● REQUEST
Retype every line from the start of the entries below down to the line with "import plotly.graph_objects as go", both ends included; skip the pictures.

● ITEMS

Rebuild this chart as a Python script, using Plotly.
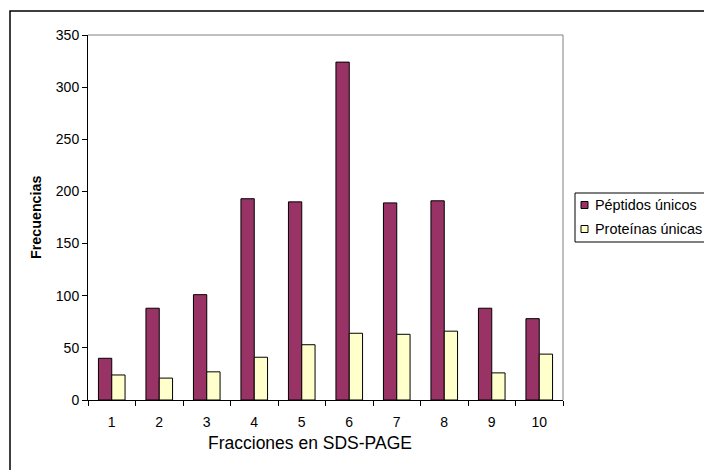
import plotly.graph_objects as go

# Fractions of the SDS-PAGE gel and the counts found in each
fracciones = ["1", "2", "3", "4", "5", "6", "7", "8", "9", "10"]
peptidos_unicos = [40, 88, 101, 193, 190, 324, 189, 191, 88, 78]
proteinas_unicas = [24, 21, 27, 41, 53, 64, 63, 66, 26, 44]
serie_nombres = ["Péptidos únicos", "Proteínas únicas"]
serie_colores = ["#993366", "#FFFFCC"]

W, H = 704, 470
L, R, T, B = 88, 563, 35, 400  # plot area in pixels


def px_x(x):
    return (x - L) / (R - L)


def px_y(y):
    return (B - y) / (B - T)


FONT = "Liberation Sans, Arial, sans-serif"

fig = go.Figure()
for nombre, valores, color in zip(serie_nombres, [peptidos_unicos, proteinas_unicas], serie_colores):
    fig.add_trace(go.Bar(
        x=fracciones, y=valores, name=nombre,
        marker=dict(color=color, line=dict(color="#000000", width=1)),
        showlegend=False,
    ))

fig.update_layout(
    width=W, height=H,
    margin=dict(l=L, r=W - R, t=T, b=H - B),
    paper_bgcolor="white", plot_bgcolor="white",
    barmode="group", bargap=0.44, bargroupgap=0,
    font=dict(family=FONT, size=14, color="#000000"),
    xaxis=dict(
        type="category", showgrid=False, showline=True, linecolor="#000000", linewidth=1,
        ticks="outside", tickson="boundaries", ticklen=5, tickcolor="#000000",
        tickfont=dict(size=14), mirror=False, ticklabelstandoff=9,
    ),
    yaxis=dict(
        range=[0, 350], dtick=50, showgrid=False, showline=True, linecolor="#000000",
        linewidth=1, ticks="outside", ticklen=5, tickcolor="#000000",
        tickfont=dict(size=14), zeroline=False,
    ),
)

shapes = []
# plot area frame (top and right edges in grey)
shapes.append(dict(type="line", xref="paper", yref="paper", x0=0, x1=1, y0=1, y1=1,
                   line=dict(color="#808080", width=1)))
shapes.append(dict(type="line", xref="paper", yref="paper", x0=1, x1=1, y0=0, y1=1,
                   line=dict(color="#808080", width=1)))
# chart area border
shapes.append(dict(type="rect", xref="paper", yref="paper",
                   x0=px_x(10), x1=px_x(W + 10), y0=px_y(H + 10), y1=px_y(11),
                   line=dict(color="#000000", width=1.5), fillcolor="rgba(0,0,0,0)"))
# legend box
shapes.append(dict(type="rect", xref="paper", yref="paper",
                   x0=px_x(575), x1=px_x(W + 10), y0=px_y(242), y1=px_y(193),
                   line=dict(color="#000000", width=1), fillcolor="white"))

annotations = []
filas = [205, 229]
for nombre, color, yc in zip(serie_nombres, serie_colores, filas):
    shapes.append(dict(type="rect", xref="paper", yref="paper",
                       x0=px_x(581), x1=px_x(588), y0=px_y(yc + 3.5), y1=px_y(yc - 3.5),
                       line=dict(color="#000000", width=1), fillcolor=color))
    annotations.append(dict(text=nombre, xref="paper", yref="paper", x=px_x(593), y=px_y(yc),
                            xanchor="left", yanchor="middle", showarrow=False,
                            font=dict(size=14.4, family=FONT)))

# axis titles
annotations.append(dict(text="Fracciones en SDS-PAGE", xref="paper", yref="paper",
                        x=px_x(310), y=px_y(443), xanchor="center", yanchor="middle",
                        showarrow=False, font=dict(size=17.5, family=FONT)))
annotations.append(dict(text="<b>Frecuencias</b>", xref="paper", yref="paper",
                        x=px_x(36), y=px_y(218), xanchor="center", yanchor="middle",
                        textangle=-90, showarrow=False, font=dict(size=14.3, family=FONT)))

fig.update_layout(shapes=shapes, annotations=annotations)

fig.write_html("out.html")
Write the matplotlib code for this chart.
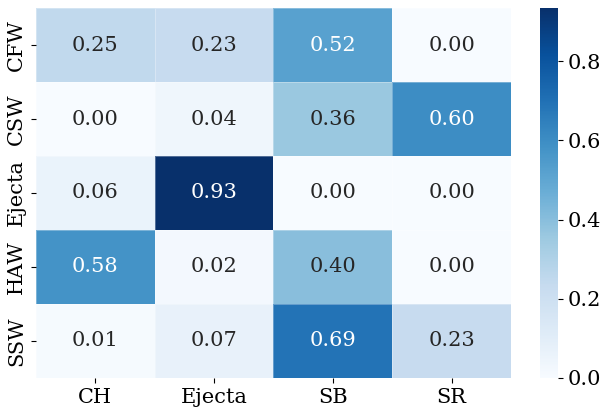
import matplotlib
matplotlib.use("Agg")
import matplotlib.pyplot as plt
import numpy as np
import seaborn as sns

row_labels = ["CFW", "CSW", "Ejecta", "HAW", "SSW"]
col_labels = ["CH", "Ejecta", "SB", "SR"]

cfw = [0.25, 0.23, 0.52, 0.00]
csw = [0.00, 0.04, 0.36, 0.60]
ejecta = [0.06, 0.934, 0.00, 0.00]
haw = [0.58, 0.02, 0.40, 0.00]
ssw = [0.01, 0.07, 0.69, 0.23]

matrix = np.array([cfw, csw, ejecta, haw, ssw])

plt.rcParams['font.family'] = ['DejaVu Serif']
plt.rcParams['font.size'] = 15

fig = plt.figure(figsize=(6.02, 4.07), dpi=100)
ax = fig.add_axes([0.0598, 0.0713, 0.789, 0.909])
cax = fig.add_axes([0.897, 0.0713, 0.030, 0.909])

# faint seams between cells, like the original
sns.heatmap(matrix, ax=ax, cbar_ax=cax, cmap="Blues", annot=True, fmt=".2f",
            linewidths=0.5, linecolor=(1, 1, 1, 0.3),
            xticklabels=col_labels, yticklabels=row_labels,
            annot_kws={"size": 15})
ax.tick_params(axis='both', labelsize=15)
ax.set_yticklabels(row_labels, rotation=90, va='center')
cax.tick_params(labelsize=15)
cax.yaxis.set_ticks([0.0, 0.2, 0.4, 0.6, 0.8])

fig.savefig("out.png", dpi=100)
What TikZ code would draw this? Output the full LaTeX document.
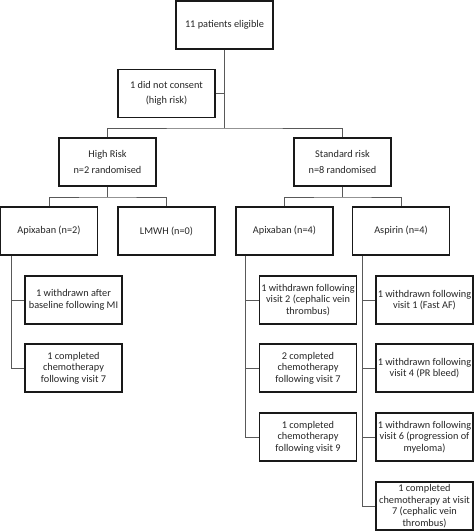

● RIGHT ANSWER
Rebuild this chart as a Python script, using Plotly.
import plotly.graph_objects as go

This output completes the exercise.